Task objective: Copy out all lines that hold "this".

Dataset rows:
-------------------------

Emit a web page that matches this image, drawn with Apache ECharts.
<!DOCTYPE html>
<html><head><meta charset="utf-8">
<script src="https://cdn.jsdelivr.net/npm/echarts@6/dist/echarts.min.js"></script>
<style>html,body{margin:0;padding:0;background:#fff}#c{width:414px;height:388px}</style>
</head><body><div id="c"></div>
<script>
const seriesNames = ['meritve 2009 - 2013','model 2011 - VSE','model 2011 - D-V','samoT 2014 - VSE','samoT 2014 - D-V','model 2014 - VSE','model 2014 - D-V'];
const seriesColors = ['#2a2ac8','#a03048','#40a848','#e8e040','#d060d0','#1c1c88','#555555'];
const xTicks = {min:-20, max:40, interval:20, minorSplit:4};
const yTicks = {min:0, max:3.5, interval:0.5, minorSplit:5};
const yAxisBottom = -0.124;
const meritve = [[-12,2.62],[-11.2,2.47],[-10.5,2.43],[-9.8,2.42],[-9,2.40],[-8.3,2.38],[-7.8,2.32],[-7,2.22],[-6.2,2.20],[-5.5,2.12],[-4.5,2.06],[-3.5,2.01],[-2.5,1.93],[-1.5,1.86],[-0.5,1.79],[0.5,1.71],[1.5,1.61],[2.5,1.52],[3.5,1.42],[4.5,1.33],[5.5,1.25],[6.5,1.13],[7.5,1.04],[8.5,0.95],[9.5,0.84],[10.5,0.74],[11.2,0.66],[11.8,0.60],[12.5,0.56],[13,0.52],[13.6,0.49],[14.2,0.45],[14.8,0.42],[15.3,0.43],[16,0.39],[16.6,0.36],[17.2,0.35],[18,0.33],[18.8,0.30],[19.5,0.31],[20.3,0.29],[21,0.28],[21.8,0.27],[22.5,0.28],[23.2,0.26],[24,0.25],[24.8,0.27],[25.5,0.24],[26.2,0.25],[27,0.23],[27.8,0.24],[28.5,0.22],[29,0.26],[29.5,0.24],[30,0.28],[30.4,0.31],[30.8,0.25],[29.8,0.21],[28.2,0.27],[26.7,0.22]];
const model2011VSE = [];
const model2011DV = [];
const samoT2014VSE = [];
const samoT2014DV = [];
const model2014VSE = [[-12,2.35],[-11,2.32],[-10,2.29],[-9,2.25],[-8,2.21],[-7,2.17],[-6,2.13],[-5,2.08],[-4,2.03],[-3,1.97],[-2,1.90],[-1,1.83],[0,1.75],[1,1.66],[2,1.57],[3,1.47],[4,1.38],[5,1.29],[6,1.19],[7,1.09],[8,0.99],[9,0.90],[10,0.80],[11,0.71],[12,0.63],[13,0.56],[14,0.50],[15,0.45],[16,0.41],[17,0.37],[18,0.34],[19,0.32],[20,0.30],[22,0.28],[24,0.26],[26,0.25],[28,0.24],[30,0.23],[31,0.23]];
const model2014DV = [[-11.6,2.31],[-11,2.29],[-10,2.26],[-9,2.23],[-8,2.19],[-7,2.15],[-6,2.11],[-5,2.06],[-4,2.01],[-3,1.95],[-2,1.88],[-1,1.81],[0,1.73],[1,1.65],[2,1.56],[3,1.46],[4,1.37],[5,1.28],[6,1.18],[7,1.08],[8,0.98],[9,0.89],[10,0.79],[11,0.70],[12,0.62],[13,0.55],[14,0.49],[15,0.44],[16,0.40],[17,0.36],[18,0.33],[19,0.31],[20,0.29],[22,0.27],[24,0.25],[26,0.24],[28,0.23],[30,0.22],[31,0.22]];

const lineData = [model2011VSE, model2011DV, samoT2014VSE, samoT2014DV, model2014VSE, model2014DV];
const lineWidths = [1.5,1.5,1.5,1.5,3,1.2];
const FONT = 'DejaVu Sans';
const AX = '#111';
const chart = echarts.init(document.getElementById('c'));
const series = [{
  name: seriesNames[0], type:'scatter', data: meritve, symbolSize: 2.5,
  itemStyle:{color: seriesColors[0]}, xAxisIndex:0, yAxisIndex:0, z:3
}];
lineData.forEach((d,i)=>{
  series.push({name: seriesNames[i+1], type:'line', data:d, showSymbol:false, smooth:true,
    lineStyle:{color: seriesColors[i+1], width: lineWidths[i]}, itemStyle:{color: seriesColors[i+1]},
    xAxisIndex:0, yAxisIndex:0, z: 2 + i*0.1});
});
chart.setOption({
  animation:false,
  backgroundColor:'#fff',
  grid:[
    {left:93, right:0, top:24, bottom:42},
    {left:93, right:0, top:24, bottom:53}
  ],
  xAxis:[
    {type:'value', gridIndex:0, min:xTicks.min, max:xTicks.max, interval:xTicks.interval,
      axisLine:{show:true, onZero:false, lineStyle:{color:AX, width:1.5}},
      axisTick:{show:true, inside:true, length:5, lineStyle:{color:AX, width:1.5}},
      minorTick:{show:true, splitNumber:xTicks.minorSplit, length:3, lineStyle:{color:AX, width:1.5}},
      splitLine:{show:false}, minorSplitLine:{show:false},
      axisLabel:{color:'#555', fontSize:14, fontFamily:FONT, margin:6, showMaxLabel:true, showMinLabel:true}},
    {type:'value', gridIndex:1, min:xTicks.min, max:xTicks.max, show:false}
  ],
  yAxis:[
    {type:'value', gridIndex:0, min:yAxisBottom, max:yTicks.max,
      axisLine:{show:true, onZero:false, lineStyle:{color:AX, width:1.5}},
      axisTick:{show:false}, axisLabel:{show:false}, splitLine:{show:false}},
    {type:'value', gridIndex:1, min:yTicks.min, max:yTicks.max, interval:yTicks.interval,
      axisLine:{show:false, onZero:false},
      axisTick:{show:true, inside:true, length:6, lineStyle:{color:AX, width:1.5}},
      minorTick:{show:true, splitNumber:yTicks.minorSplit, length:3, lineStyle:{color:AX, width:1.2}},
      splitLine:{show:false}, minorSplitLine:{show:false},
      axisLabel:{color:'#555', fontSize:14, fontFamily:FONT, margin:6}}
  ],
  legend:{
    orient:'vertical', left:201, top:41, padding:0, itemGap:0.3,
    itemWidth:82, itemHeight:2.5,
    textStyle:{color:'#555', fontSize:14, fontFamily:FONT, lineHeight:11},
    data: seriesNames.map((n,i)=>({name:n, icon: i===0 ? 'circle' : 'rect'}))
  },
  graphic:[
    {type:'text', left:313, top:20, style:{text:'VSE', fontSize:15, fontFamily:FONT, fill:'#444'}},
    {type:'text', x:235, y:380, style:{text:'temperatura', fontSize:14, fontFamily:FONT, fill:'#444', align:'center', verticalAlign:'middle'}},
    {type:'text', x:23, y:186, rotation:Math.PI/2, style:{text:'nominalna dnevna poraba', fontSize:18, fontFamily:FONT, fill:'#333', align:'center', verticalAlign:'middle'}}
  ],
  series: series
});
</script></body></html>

-------------------------

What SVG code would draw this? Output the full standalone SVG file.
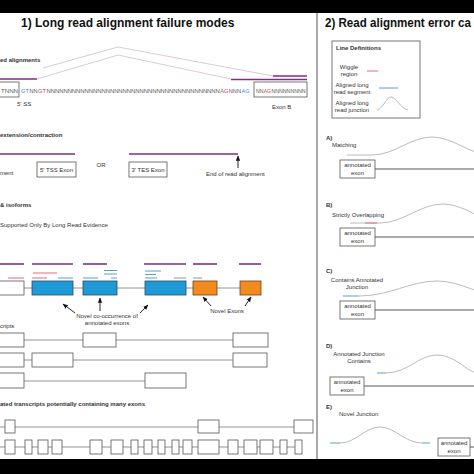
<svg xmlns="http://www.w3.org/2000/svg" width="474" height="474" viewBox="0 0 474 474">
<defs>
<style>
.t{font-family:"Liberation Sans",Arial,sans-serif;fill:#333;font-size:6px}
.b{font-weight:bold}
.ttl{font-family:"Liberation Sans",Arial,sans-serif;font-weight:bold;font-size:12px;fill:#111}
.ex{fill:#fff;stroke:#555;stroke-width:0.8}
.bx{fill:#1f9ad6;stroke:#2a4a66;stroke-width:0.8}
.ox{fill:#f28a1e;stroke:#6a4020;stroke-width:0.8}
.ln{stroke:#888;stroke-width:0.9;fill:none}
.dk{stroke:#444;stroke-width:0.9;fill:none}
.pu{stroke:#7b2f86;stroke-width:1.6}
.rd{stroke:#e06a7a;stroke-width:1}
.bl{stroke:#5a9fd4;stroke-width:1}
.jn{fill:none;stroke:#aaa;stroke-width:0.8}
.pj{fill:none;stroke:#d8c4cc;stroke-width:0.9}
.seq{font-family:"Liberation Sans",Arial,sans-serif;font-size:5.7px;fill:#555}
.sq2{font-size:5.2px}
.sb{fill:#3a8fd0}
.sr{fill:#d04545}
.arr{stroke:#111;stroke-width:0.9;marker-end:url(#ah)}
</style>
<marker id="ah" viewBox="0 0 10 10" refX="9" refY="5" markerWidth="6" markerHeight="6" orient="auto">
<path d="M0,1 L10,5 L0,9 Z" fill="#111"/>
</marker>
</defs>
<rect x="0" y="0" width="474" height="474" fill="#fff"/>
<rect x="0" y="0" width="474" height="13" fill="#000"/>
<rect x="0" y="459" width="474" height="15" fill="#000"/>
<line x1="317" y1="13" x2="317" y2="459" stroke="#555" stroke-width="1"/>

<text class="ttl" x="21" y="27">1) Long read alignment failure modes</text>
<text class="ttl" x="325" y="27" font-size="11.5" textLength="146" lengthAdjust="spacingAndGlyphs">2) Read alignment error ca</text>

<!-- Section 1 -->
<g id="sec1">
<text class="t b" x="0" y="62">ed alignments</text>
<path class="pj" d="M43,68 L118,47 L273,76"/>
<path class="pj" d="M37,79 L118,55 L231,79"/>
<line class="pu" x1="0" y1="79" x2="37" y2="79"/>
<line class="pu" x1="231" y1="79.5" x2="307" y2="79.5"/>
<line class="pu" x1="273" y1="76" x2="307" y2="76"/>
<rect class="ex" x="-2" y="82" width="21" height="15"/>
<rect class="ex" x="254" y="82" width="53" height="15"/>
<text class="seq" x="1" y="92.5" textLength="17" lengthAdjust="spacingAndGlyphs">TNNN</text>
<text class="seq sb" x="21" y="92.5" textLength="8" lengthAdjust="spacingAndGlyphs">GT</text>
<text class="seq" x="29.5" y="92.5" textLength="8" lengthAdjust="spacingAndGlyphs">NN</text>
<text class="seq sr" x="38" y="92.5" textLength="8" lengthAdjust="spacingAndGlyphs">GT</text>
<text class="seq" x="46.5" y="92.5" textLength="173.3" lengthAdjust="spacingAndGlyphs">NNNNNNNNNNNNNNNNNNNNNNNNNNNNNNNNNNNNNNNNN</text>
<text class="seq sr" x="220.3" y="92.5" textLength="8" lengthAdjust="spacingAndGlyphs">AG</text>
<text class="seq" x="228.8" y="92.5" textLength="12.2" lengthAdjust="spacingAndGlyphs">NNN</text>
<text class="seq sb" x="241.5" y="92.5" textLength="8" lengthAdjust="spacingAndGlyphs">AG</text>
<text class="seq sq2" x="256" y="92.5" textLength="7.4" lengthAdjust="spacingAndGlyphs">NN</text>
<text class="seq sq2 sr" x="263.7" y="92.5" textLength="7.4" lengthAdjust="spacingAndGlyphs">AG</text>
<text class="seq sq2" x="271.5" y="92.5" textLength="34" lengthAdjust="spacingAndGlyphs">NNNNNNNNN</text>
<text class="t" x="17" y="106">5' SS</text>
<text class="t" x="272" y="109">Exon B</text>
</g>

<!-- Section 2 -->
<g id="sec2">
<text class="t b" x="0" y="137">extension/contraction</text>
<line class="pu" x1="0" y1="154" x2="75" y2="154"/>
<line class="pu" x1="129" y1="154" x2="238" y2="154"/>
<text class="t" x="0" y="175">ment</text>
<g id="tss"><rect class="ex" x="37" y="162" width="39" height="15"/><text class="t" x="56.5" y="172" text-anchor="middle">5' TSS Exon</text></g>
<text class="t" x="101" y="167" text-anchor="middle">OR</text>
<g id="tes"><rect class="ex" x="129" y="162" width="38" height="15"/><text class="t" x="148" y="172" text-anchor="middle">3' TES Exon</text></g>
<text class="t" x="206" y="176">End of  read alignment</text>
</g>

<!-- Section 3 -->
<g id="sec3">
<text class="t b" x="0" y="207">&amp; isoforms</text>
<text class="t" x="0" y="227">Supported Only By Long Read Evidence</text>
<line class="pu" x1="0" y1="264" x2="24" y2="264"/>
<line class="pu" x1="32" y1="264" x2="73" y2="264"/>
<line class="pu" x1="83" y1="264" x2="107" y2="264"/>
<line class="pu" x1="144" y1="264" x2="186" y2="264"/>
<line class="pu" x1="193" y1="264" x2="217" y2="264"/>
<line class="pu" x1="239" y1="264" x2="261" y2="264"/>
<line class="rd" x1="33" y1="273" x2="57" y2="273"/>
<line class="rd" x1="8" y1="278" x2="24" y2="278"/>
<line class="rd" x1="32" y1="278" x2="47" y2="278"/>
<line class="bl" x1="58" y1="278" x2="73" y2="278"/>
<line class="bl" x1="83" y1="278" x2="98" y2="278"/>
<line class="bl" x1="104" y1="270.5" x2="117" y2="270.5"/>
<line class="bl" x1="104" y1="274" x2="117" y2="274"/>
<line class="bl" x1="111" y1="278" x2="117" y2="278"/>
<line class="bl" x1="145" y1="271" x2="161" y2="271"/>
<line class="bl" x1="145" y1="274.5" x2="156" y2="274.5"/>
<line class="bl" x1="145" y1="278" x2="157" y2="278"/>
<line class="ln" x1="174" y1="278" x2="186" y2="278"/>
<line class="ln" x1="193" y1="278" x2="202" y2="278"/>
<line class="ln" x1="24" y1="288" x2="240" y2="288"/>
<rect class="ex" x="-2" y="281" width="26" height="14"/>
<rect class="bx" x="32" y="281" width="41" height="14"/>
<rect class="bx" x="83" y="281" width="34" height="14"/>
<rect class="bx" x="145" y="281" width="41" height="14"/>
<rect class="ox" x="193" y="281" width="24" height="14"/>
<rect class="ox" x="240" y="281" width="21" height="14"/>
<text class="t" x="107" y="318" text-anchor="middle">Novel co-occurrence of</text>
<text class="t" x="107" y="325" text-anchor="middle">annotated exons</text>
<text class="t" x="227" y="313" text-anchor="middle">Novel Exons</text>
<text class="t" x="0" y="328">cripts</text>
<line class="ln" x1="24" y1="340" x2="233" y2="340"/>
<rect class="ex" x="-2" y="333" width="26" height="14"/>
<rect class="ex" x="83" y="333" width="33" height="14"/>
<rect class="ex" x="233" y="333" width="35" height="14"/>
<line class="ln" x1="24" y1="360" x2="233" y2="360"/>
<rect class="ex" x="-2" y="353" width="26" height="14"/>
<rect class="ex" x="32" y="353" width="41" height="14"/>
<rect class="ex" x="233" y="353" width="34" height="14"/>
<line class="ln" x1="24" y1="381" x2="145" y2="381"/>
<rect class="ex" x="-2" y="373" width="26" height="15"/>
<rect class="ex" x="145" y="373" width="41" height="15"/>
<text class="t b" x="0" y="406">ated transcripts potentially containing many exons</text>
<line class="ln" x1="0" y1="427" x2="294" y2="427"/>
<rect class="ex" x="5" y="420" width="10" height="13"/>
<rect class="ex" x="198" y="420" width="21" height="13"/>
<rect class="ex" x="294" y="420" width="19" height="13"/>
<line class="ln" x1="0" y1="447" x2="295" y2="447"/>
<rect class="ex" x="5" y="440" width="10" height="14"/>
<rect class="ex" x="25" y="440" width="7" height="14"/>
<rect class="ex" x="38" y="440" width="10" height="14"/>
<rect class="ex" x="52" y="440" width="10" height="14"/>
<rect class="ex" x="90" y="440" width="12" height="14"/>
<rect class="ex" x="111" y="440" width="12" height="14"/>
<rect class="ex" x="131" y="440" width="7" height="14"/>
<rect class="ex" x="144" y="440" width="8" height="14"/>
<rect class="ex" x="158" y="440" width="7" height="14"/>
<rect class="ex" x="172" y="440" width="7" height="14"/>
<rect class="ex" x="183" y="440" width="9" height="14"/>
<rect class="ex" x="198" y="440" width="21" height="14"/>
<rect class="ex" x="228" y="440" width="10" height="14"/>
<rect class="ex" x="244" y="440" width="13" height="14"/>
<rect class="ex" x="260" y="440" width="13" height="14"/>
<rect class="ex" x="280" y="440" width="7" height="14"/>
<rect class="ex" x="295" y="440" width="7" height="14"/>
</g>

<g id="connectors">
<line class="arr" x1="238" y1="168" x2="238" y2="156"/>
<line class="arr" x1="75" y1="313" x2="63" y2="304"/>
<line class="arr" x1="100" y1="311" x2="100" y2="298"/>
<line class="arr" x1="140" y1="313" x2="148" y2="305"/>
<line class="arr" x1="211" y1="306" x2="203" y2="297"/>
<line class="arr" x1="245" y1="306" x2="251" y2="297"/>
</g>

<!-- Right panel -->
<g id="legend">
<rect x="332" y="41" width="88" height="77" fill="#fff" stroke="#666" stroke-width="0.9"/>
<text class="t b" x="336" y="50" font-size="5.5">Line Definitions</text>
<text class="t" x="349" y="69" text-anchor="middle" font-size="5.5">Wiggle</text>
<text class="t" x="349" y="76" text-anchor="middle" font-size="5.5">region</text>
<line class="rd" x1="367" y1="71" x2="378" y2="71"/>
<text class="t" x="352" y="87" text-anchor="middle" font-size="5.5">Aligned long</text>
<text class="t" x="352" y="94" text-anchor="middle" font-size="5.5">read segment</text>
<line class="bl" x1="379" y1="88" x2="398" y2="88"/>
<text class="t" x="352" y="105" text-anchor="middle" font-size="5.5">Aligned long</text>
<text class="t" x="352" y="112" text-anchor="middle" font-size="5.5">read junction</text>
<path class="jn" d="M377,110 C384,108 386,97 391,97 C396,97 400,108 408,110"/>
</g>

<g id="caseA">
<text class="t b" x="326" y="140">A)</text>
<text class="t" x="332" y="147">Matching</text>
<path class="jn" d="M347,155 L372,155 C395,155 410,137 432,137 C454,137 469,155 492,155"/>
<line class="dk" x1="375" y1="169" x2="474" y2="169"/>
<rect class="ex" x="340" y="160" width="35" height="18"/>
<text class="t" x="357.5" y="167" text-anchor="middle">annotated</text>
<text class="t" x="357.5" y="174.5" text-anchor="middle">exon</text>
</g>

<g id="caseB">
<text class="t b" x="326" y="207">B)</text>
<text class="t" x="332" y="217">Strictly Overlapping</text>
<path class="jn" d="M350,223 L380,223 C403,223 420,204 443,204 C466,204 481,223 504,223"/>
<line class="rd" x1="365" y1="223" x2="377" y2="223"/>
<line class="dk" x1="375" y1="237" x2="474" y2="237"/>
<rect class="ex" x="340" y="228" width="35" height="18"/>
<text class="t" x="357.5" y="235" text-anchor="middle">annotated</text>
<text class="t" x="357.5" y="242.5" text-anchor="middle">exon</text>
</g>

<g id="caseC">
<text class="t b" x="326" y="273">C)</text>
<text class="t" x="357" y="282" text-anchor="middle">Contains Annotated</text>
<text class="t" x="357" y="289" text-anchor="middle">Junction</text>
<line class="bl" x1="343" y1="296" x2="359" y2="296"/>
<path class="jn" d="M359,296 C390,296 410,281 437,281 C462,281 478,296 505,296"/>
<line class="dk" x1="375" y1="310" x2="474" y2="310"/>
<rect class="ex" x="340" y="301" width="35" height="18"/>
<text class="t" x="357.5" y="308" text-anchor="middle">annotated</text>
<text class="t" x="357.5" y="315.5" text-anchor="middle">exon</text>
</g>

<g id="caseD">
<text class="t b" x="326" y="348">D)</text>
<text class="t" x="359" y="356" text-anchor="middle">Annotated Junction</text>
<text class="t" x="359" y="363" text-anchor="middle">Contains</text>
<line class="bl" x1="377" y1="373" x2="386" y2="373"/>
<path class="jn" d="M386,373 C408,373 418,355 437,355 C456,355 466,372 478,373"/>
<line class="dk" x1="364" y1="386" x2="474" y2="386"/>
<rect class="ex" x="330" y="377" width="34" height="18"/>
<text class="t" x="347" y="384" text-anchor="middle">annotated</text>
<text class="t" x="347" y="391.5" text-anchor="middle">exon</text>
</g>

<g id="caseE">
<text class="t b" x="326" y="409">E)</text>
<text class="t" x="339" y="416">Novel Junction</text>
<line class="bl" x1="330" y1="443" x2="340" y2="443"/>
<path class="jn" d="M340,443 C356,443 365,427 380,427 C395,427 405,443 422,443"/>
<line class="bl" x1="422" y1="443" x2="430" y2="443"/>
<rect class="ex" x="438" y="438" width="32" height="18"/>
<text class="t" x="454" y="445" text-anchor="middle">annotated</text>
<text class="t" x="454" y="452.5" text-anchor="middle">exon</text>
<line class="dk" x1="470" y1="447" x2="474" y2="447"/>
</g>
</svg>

-------------------------

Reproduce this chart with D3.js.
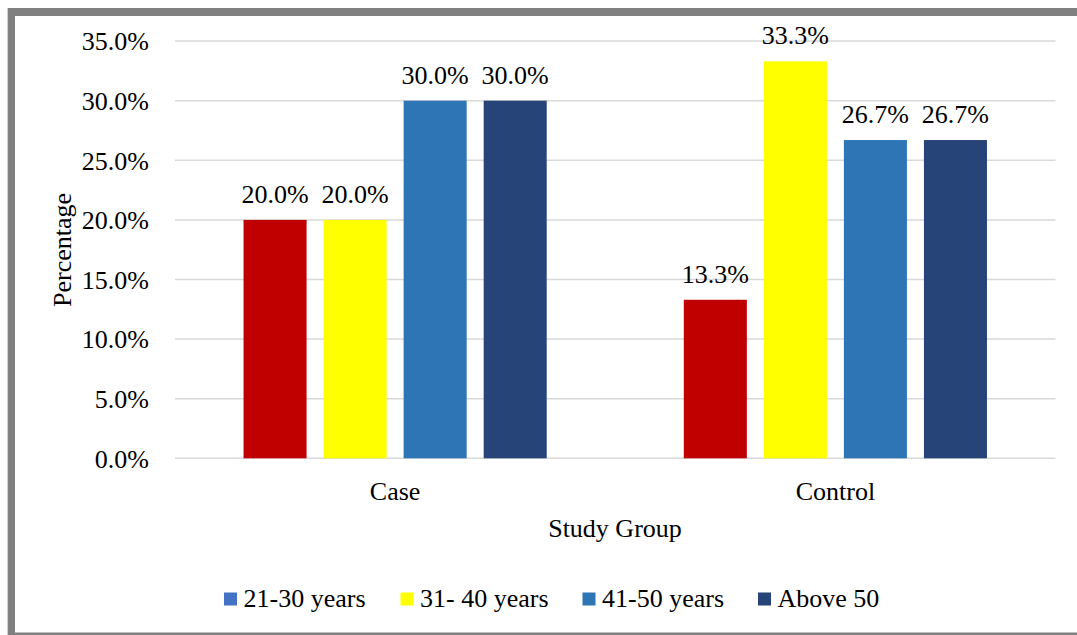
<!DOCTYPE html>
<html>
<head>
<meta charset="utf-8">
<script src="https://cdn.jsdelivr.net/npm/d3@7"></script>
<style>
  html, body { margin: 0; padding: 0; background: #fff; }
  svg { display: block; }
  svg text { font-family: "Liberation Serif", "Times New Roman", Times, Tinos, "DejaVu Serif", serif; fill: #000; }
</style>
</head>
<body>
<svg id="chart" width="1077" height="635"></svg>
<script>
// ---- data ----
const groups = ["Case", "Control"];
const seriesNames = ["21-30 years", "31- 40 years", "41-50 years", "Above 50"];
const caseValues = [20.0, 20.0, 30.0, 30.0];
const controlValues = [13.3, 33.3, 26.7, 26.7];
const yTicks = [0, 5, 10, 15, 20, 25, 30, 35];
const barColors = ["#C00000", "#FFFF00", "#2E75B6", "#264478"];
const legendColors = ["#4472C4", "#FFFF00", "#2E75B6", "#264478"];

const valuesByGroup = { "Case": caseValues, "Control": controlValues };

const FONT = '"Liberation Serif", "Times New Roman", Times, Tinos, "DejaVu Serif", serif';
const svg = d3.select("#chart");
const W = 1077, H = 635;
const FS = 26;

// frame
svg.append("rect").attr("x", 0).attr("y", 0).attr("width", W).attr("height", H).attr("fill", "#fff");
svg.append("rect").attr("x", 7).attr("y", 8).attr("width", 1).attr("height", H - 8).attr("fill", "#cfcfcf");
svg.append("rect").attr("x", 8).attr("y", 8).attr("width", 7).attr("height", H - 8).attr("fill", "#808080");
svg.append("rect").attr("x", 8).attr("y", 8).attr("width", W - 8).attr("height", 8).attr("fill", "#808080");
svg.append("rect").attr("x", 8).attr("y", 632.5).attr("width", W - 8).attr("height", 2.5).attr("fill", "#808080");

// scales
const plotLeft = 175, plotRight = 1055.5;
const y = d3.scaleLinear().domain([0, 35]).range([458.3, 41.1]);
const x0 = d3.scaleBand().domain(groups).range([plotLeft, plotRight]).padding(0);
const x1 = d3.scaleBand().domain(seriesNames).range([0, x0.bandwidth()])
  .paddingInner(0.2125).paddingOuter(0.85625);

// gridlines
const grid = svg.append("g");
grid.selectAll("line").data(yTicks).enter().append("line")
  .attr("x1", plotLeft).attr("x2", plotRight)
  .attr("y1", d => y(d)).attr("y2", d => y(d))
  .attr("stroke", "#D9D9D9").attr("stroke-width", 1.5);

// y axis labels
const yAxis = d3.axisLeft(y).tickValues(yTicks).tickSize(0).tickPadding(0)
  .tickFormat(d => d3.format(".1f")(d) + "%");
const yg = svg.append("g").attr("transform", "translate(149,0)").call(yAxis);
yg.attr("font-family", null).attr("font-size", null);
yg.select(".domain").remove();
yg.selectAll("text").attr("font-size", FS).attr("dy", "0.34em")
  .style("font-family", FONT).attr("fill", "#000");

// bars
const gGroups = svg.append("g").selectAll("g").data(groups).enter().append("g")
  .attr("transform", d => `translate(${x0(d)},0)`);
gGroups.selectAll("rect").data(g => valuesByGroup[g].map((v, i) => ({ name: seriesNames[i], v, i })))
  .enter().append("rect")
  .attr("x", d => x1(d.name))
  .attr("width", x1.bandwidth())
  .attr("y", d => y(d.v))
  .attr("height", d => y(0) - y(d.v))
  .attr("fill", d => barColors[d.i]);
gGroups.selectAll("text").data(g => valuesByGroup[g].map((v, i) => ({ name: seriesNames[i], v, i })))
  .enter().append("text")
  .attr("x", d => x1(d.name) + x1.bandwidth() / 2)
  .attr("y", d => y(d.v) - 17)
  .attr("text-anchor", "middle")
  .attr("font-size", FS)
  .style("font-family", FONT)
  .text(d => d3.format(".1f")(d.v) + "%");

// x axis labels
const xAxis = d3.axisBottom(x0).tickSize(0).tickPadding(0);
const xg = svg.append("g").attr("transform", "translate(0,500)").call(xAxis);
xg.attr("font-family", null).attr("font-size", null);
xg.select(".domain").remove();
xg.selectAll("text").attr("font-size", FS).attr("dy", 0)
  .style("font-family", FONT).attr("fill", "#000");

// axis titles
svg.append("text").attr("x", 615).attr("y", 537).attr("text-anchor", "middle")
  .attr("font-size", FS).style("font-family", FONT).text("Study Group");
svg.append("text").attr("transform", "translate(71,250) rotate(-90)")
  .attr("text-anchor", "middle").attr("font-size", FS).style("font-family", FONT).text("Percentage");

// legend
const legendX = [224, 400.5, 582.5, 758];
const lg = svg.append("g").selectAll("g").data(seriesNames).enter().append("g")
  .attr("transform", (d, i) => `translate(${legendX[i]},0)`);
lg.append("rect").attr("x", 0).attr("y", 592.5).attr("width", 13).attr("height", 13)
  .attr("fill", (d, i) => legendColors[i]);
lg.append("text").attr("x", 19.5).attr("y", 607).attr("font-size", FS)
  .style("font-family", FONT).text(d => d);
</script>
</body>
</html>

-------------------------

Final result:
Emit a web page that matches this image, drawn with Apache ECharts.
What SVG code would draw this? Output the full standalone SVG file.
Reproduce this chart with D3.js.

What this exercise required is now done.